Shares of technology companies declined the most in Shanghai bourse on profit taking following sharp recent gain. Technology stocks have gained this year on speculation they will benefit from government reforms to spur innovation and make domestic consumption a bigger contributor to the economy. Sanan slumped 3.3% to 19.59 yuan. Goertek Inc. dropped 0.7% to 33.81 yuan after rallying 61% this year.
In Hong Kong, HK shares finished weaker as signs of strength in the US economy reinforced speculations that the Federal Reserve could start to roll back its stimulus earlier than expected.
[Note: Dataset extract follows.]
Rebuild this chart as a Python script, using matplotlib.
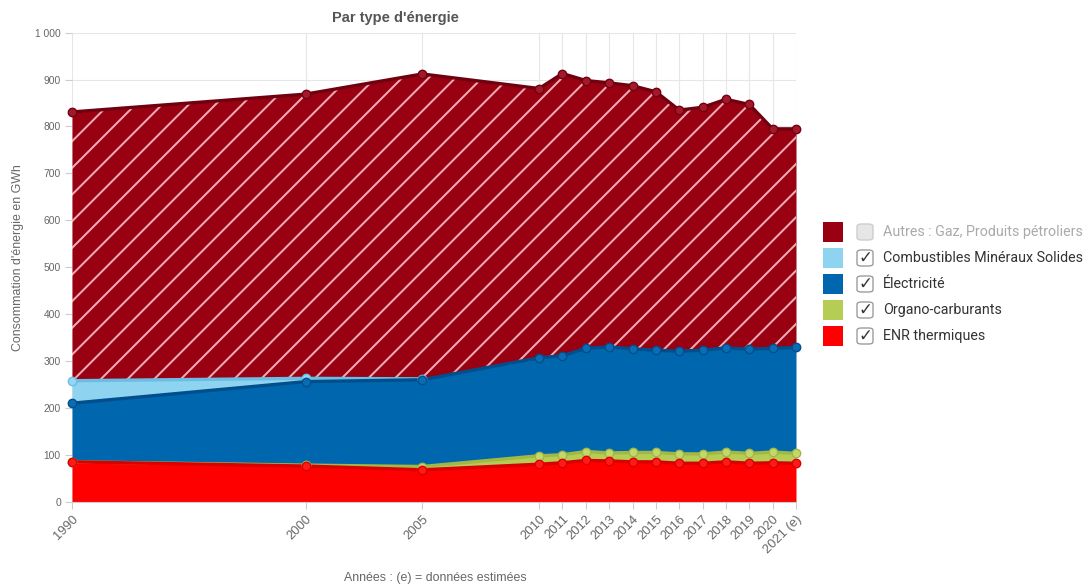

The Hang Seng Index fell 136.64 points to 22744.39 while the Hang Seng China Enterprises Index sank 83.60 points to 10390.73.
Among the HK 50 blue chips, 37 stocks fell and 11 rose, while remaining 2 finished steady. Cosco Pacific was top blue-chip loser, falling 2.5% to HK$11. The Bank of East Asia rose 1.4% to HK$33.75, becoming the top blue-chip winner. Market heavyweights were lower. HSBC Holdings fell 0.5% to HK$85.40. China Mobile declined 1% to HK$80.50. Shares in China Cosco Holdings Co sank 5% to HK$3.58 after China's biggest shipping firm said on Thursday that one of its executive directors is under investigation by relevant departments in China.
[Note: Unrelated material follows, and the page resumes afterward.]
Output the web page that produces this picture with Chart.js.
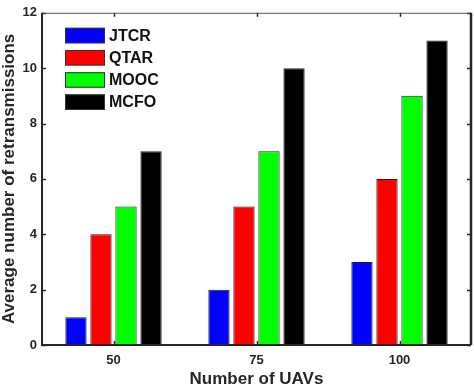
<!DOCTYPE html>
<html>
<head>
<meta charset="utf-8">
<script src="https://cdn.jsdelivr.net/npm/chart.js@4.4.1/dist/chart.umd.min.js"></script>
<style>
  html, body { margin: 0; padding: 0; background: #fff; }
  #wrap { width: 474px; height: 388px; }
</style>
</head>
<body>
<div id="wrap"><canvas id="retrans"></canvas></div>
<script>
var uavCounts = ['50', '75', '100'];
var seriesNames = ['JTCR', 'QTAR', 'MOOC', 'MCFO'];
var jtcrValues = [1, 2, 3];
var qtarValues = [4, 5, 6];
var moocValues = [5, 7, 9];
var mcfoValues = [7, 10, 11];
var yTicks = [0, 2, 4, 6, 8, 10, 12];

var barColors = ['#0000ff', '#ff0000', '#00ff00', '#000000'];
var seriesValues = [jtcrValues, qtarValues, moocValues, mcfoValues];

var axisColor = '#262626';

// box around the plot + inward tick marks (matlab style)
var frameTicks = {
    id: 'frameTicks',
    afterDraw: function (chart) {
        var ctx = chart.ctx;
        var a = chart.chartArea;
        var xs = chart.scales.x;
        var ys = chart.scales.y;
        ctx.save();
        ctx.strokeStyle = axisColor;
        ctx.lineWidth = 1.5;
        for (var i = 0; i < yTicks.length; i++) {
            var py = Math.round(ys.getPixelForValue(yTicks[i])) + 0.5;
            ctx.beginPath();
            ctx.moveTo(a.left, py); ctx.lineTo(a.left + 4, py);
            ctx.moveTo(a.right, py); ctx.lineTo(a.right - 4, py);
            ctx.stroke();
        }
        for (var j = 0; j < uavCounts.length; j++) {
            var px = Math.round(xs.getPixelForValue(j)) + 0.5;
            ctx.beginPath();
            ctx.moveTo(px, a.bottom); ctx.lineTo(px, a.bottom - 4);
            ctx.moveTo(px, a.top); ctx.lineTo(px, a.top + 4);
            ctx.stroke();
        }
        // top edge thin grey
        ctx.strokeStyle = '#555';
        ctx.lineWidth = 1;
        ctx.beginPath();
        ctx.moveTo(a.left, a.top + 0.5); ctx.lineTo(a.right, a.top + 0.5);
        ctx.stroke();
        // left / bottom / right darker
        ctx.strokeStyle = axisColor;
        ctx.lineWidth = 2;
        ctx.beginPath();
        ctx.moveTo(a.left, a.top); ctx.lineTo(a.left, a.bottom);
        ctx.lineTo(a.right, a.bottom);
        ctx.stroke();
        ctx.lineWidth = 2.5;
        ctx.beginPath();
        ctx.moveTo(a.right, a.top); ctx.lineTo(a.right, a.bottom);
        ctx.stroke();
        ctx.restore();
    }
};

// legend drawn inside the plot, upper left
var insideLegend = {
    id: 'insideLegend',
    afterDraw: function (chart) {
        var ctx = chart.ctx;
        var a = chart.chartArea;
        var ds = chart.data.datasets;
        ctx.save();
        ctx.font = 'bold 16px "Liberation Sans", Arial, sans-serif';
        ctx.textBaseline = 'middle';
        ctx.textAlign = 'left';
        for (var i = 0; i < ds.length; i++) {
            var bx = a.left + 23;
            var by = a.top + 15 + i * 22.2;
            ctx.fillStyle = ds[i].backgroundColor;
            ctx.fillRect(bx, by, 40, 15.5);
            ctx.strokeStyle = '#333';
            ctx.lineWidth = 1;
            ctx.strokeRect(bx + 0.5, by + 0.5, 39, 14.5);
            ctx.fillStyle = '#111';
            ctx.fillText(ds[i].label, bx + 44, by + 8.5);
        }
        ctx.restore();
    }
};

var datasets = seriesNames.map(function (name, i) {
    return {
        label: name,
        data: seriesValues[i],
        backgroundColor: barColors[i],
        borderColor: '#222',
        borderWidth: 1,
        categoryPercentage: 0.7,
        barPercentage: 0.85
    };
});

var ctx = document.getElementById('retrans').getContext('2d');
var chart = new Chart(ctx, {
    type: 'bar',
    data: { labels: uavCounts, datasets: datasets },
    plugins: [frameTicks, insideLegend],
    options: {
        responsive: true,
        maintainAspectRatio: false,
        animation: false,
        devicePixelRatio: 1,
        layout: { padding: { top: 7, right: 3, left: 0, bottom: 0 } },
        plugins: {
            legend: { display: false },
            tooltip: { enabled: false }
        },
        scales: {
            x: {
                grid: { display: false, drawTicks: false },
                border: { display: false },
                ticks: {
                    color: axisColor,
                    padding: 8,
                    font: { family: '"Liberation Sans", Arial, sans-serif', size: 13, weight: 'bold' }
                },
                title: {
                    display: true,
                    text: 'Number of UAVs',
                    color: axisColor,
                    padding: 0,
                    font: { family: '"Liberation Sans", Arial, sans-serif', size: 17, weight: 'bold', lineHeight: 1 }
                },
                afterFit: function (scale) { scale.height = 43; }
            },
            y: {
                min: 0,
                max: 12,
                afterBuildTicks: function (scale) {
                    scale.ticks = yTicks.map(function (v) { return { value: v }; });
                },
                grid: { display: false, drawTicks: false },
                border: { display: false },
                ticks: {
                    color: axisColor,
                    padding: 5,
                    font: { family: '"Liberation Sans", Arial, sans-serif', size: 13, weight: 'bold' }
                },
                title: {
                    display: true,
                    text: 'Average number of retransmissions',
                    color: axisColor,
                    padding: { top: 1, bottom: 0 },
                    font: { family: '"Liberation Sans", Arial, sans-serif', size: 17, weight: 'bold', lineHeight: 1 }
                },
                afterFit: function (scale) { scale.width = 42; }
            }
        }
    }
});
</script>
</body>
</html>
In India, Indian benchmark indices declined as weakness in European and Asian stocks hit sentiment adversely on the domestic bourses. The barometer index, the S&P BSE Sensex was provisionally down 179.01 points or 0.86%, up about 40 points from the day's low and off close to 175 points from the day's high.
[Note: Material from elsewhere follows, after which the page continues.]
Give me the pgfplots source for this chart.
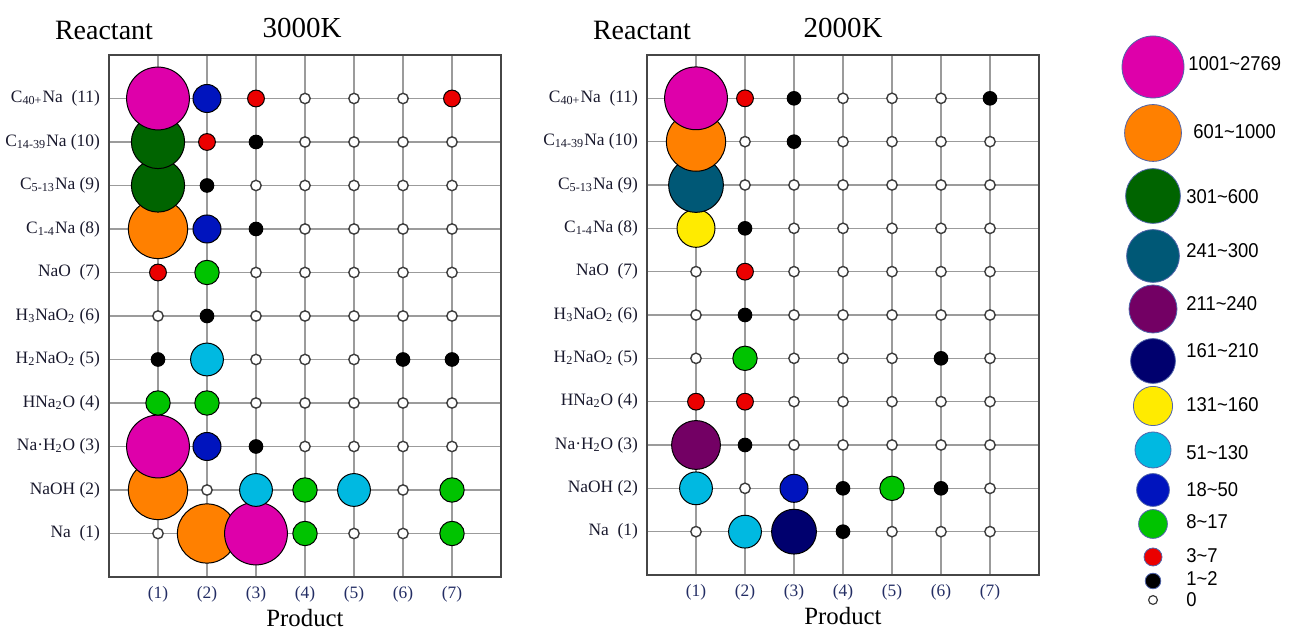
\documentclass[border=0pt]{standalone}
\usepackage{pgfplots}
\pgfplotsset{compat=1.18}
\usepackage{pgfplotstable}
\usepackage{fontspec}
\setmainfont{Liberation Serif}
\newfontfamily\legfont[FakeStretch=0.92]{Liberation Sans}

\definecolor{cM}{RGB}{222,0,170}
\definecolor{cO}{RGB}{255,128,0}
\definecolor{cDG}{RGB}{0,100,0}
\definecolor{cT}{RGB}{0,88,118}
\definecolor{cP}{RGB}{115,0,100}
\definecolor{cN}{RGB}{0,0,110}
\definecolor{cY}{RGB}{255,235,0}
\definecolor{cC}{RGB}{0,185,225}
\definecolor{cB}{RGB}{0,20,190}
\definecolor{cLG}{RGB}{0,195,0}
\definecolor{cR}{RGB}{235,0,0}
\definecolor{cK}{RGB}{0,0,0}
\definecolor{ogray}{RGB}{60,60,60}
\definecolor{gridgray}{RGB}{155,155,155}
\definecolor{framegray}{RGB}{70,70,70}
\definecolor{legline}{RGB}{80,100,170}
\definecolor{xtl}{RGB}{35,45,100}
\definecolor{ytl}{RGB}{25,25,45}

% 3000K: x = product, y = reactant, c = count class
\pgfplotstableread{
x y c
1 1 Z
2 1 O
3 1 M
4 1 LG
5 1 Z
6 1 Z
7 1 LG
1 2 O
2 2 Z
3 2 C
4 2 LG
5 2 C
6 2 Z
7 2 LG
1 3 M
2 3 B
3 3 K
4 3 Z
5 3 Z
6 3 Z
7 3 Z
1 4 LG
2 4 LG
3 4 Z
4 4 Z
5 4 Z
6 4 Z
7 4 Z
1 5 K
2 5 C
3 5 Z
4 5 Z
5 5 Z
6 5 K
7 5 K
1 6 Z
2 6 K
3 6 Z
4 6 Z
5 6 Z
6 6 Z
7 6 Z
1 7 R
2 7 LG
3 7 Z
4 7 Z
5 7 Z
6 7 Z
7 7 Z
1 8 O
2 8 B
3 8 K
4 8 Z
5 8 Z
6 8 Z
7 8 Z
1 9 DG
2 9 K
3 9 Z
4 9 Z
5 9 Z
6 9 Z
7 9 Z
1 10 DG
2 10 R
3 10 K
4 10 Z
5 10 Z
6 10 Z
7 10 Z
1 11 M
2 11 B
3 11 R
4 11 Z
5 11 Z
6 11 Z
7 11 R
}\hotdata

% 2000K
\pgfplotstableread{
x y c
1 1 Z
2 1 C
3 1 N
4 1 K
5 1 Z
6 1 Z
7 1 Z
1 2 C
2 2 Z
3 2 B
4 2 K
5 2 LG
6 2 K
7 2 Z
1 3 P
2 3 K
3 3 Z
4 3 Z
5 3 Z
6 3 Z
7 3 Z
1 4 R
2 4 R
3 4 Z
4 4 Z
5 4 Z
6 4 Z
7 4 Z
1 5 Z
2 5 LG
3 5 Z
4 5 Z
5 5 Z
6 5 K
7 5 Z
1 6 Z
2 6 K
3 6 Z
4 6 Z
5 6 Z
6 6 Z
7 6 Z
1 7 Z
2 7 R
3 7 Z
4 7 Z
5 7 Z
6 7 Z
7 7 Z
1 8 Y
2 8 K
3 8 Z
4 8 Z
5 8 Z
6 8 Z
7 8 Z
1 9 T
2 9 Z
3 9 Z
4 9 Z
5 9 Z
6 9 Z
7 9 Z
1 10 O
2 10 Z
3 10 K
4 10 Z
5 10 Z
6 10 Z
7 10 Z
1 11 M
2 11 R
3 11 K
4 11 Z
5 11 Z
6 11 Z
7 11 K
}\colddata

% legend
\pgfplotstableread{
x y c
0.5 -67 M
0.5 -133 O
0.5 -196 DG
0.5 -256 T
0.5 -309 P
0.5 -361 N
0.5 -406 Y
0.5 -450 C
0.5 -490 B
0.5 -524 LG
0.5 -557 R
0.5 -581 K
0.5 -600 Z
}\legdata

\pgfplotsset{
  bubbles/.style={only marks, scatter, scatter src=explicit symbolic,
    scatter/classes={
      M={mark=*,mark size=15.7pt,draw=black,fill=cM,line width=0.5pt},
      O={mark=*,mark size=14.8pt,draw=black,fill=cO,line width=0.5pt},
      DG={mark=*,mark size=13.3pt,draw=black,fill=cDG,line width=0.5pt},
      T={mark=*,mark size=13.7pt,draw=black,fill=cT,line width=0.5pt},
      P={mark=*,mark size=12.2pt,draw=black,fill=cP,line width=0.5pt},
      N={mark=*,mark size=11.2pt,draw=black,fill=cN,line width=0.5pt},
      Y={mark=*,mark size=9.5pt,draw=black,fill=cY,line width=0.5pt},
      C={mark=*,mark size=8.2pt,draw=black,fill=cC,line width=0.5pt},
      B={mark=*,mark size=7pt,draw=black,fill=cB,line width=0.5pt},
      LG={mark=*,mark size=6.1pt,draw=black,fill=cLG,line width=0.5pt},
      R={mark=*,mark size=4.2pt,draw=black,fill=cR,line width=0.5pt},
      K={mark=*,mark size=3.4pt,draw=black,fill=cK,line width=0.5pt},
      Z={mark=*,mark size=2.6pt,draw=ogray,fill=white,line width=0.7pt}
    }},
  legbubbles/.style={only marks, scatter, scatter src=explicit symbolic,
    scatter/classes={
      M={mark=*,mark size=15.5pt,draw=legline,fill=cM,line width=0.4pt},
      O={mark=*,mark size=14.2pt,draw=legline,fill=cO,line width=0.4pt},
      DG={mark=*,mark size=13.7pt,draw=legline,fill=cDG,line width=0.4pt},
      T={mark=*,mark size=13.2pt,draw=legline,fill=cT,line width=0.4pt},
      P={mark=*,mark size=12pt,draw=legline,fill=cP,line width=0.4pt},
      N={mark=*,mark size=11.2pt,draw=legline,fill=cN,line width=0.4pt},
      Y={mark=*,mark size=9.8pt,draw=legline,fill=cY,line width=0.4pt},
      C={mark=*,mark size=9pt,draw=legline,fill=cC,line width=0.4pt},
      B={mark=*,mark size=8.2pt,draw=legline,fill=cB,line width=0.4pt},
      LG={mark=*,mark size=7.2pt,draw=legline,fill=cLG,line width=0.4pt},
      R={mark=*,mark size=4.5pt,draw=legline,fill=cR,line width=0.4pt},
      K={mark=*,mark size=3.9pt,draw=legline,fill=cK,line width=0.4pt},
      Z={mark=*,mark size=2.2pt,draw=ogray,fill=white,line width=0.6pt}
    }},
  gridaxis/.style={
    scale only axis, width=196pt,
    anchor=south west,
    xmin=0, xmax=8, ymin=0, ymax=12,
    xtick={1,...,7}, ytick={1,...,11},
    xticklabels={(1),(2),(3),(4),(5),(6),(7)},
    yticklabels={Na\ \ (1), NaOH (2), Na·H\textsubscript{2}O (3), HNa\textsubscript{2}O (4),
      H\textsubscript{2}NaO\textsubscript{2} (5), H\textsubscript{3}NaO\textsubscript{2} (6),
      NaO\ \ (7), C\textsubscript{1-4}Na (8), C\textsubscript{5-13}Na (9),
      C\textsubscript{14-39}Na (10), C\textsubscript{40+}Na\ \ (11)},
    grid=major,
    major grid style={draw=gridgray, line width=0.75pt},
    axis line style={draw=framegray, line width=1pt},
    major tick length=0pt,
    xticklabel style={font=\fontsize{8.7}{10}\selectfont, text=xtl, yshift=-1pt},
    yticklabel style={font=\fontsize{8.7}{10}\selectfont, text=ytl, xshift=-1pt},
    xlabel={Product},
    xlabel style={font=\fontsize{12.4}{14}\selectfont, at={(rel axis cs:0.5,0)}, anchor=center, yshift=-20.5pt},
    clip=false,
  }
}

\begin{document}
\begin{tikzpicture}
\useasboundingbox (0,0) rectangle (644.5pt,315pt);

\begin{axis}[gridaxis, height=261pt, at={(54.5pt,26.5pt)}]
\addplot[bubbles] table[x=x, y=y, meta=c] {\hotdata};
\end{axis}

\begin{axis}[gridaxis, height=260pt, at={(323.5pt,27.5pt)}]
\addplot[bubbles] table[x=x, y=y, meta=c] {\colddata};
\end{axis}

\node[font=\fontsize{14}{16}\selectfont] at (52pt,300pt) {Reactant};
\node[font=\fontsize{14.5}{16}\selectfont] at (151pt,301pt) {3000K};
\node[font=\fontsize{14}{16}\selectfont] at (321pt,300pt) {Reactant};
\node[font=\fontsize{14.5}{16}\selectfont] at (421.5pt,301pt) {2000K};

\begin{axis}[at={(560pt,0pt)}, anchor=south west, scale only axis,
  width=33pt, height=315pt, xmin=0, xmax=1, ymin=-630, ymax=0,
  hide axis, clip=false]
\addplot[legbubbles] table[x=x, y=y, meta=c] {\legdata};
\begin{scope}[every node/.style={anchor=west, inner sep=0pt, font=\legfont\fontsize{10}{12}\selectfont}]
\node[xshift=1pt] at (axis cs:1,-64) {1001\textasciitilde 2769};
\node[xshift=3.5pt] at (axis cs:1,-132) {601\textasciitilde 1000};
\node at (axis cs:1,-197) {301\textasciitilde 600};
\node at (axis cs:1,-251) {241\textasciitilde 300};
\node at (axis cs:1,-304) {211\textasciitilde 240};
\node at (axis cs:1,-351) {161\textasciitilde 210};
\node at (axis cs:1,-405) {131\textasciitilde 160};
\node at (axis cs:1,-453) {51\textasciitilde 130};
\node at (axis cs:1,-490) {18\textasciitilde 50};
\node at (axis cs:1,-522) {8\textasciitilde 17};
\node at (axis cs:1,-556) {3\textasciitilde 7};
\node at (axis cs:1,-579) {1\textasciitilde 2};
\node at (axis cs:1,-600) {0};
\end{scope}
\end{axis}
\end{tikzpicture}
\end{document}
Canara Bank shed 1.46% after the bank today, 8 November 2013, said it has raised interest rates on retail term deposits across maturities. Interest rate on deposits of less than Rs 1 crore on the maturity bucket of 270 days to less than one year has been raised to 8.25% from earlier 8%. For maturity bucket of above 1 year to less than 2 years, the interest rate has been hiked to 9.05% from earlier 8.75%. Canara Bank has also tweaked interest rates on bulk deposits of Rs 1 crore and above.
Punjab National Bank (PNB) fell 4.24% on weak Q2 result. The bank's net profit fell 52.56% to Rs 505.49 crore on 2.62% increase in total income to Rs 11632.84 crore in Q2 September 2013 over Q2 September 2012. The result was announced during trading hours today, 8 November 2013.
Power Finance Corporation (PFC) gained 2.16% on good Q2 result. The company's net profit jumped 22.89% to Rs 1273.79 crore on 27.33% growth in total income to Rs 5336.96 crore in Q2 September 2013 over Q2 September 2012. The result was announced during market hours.
Elsewhere in the region, New Zealand's NZX 50 index rose 0.58%. Indonesia's Jakarta Composite index fell 0.21%. South Korea's KOSPI fell 0.96%. Taiwan's Taiex index lost 0.65%. Malaysia's KLSE Composite shed 0.12%. Singapore's Straits Times index fell 0.78%.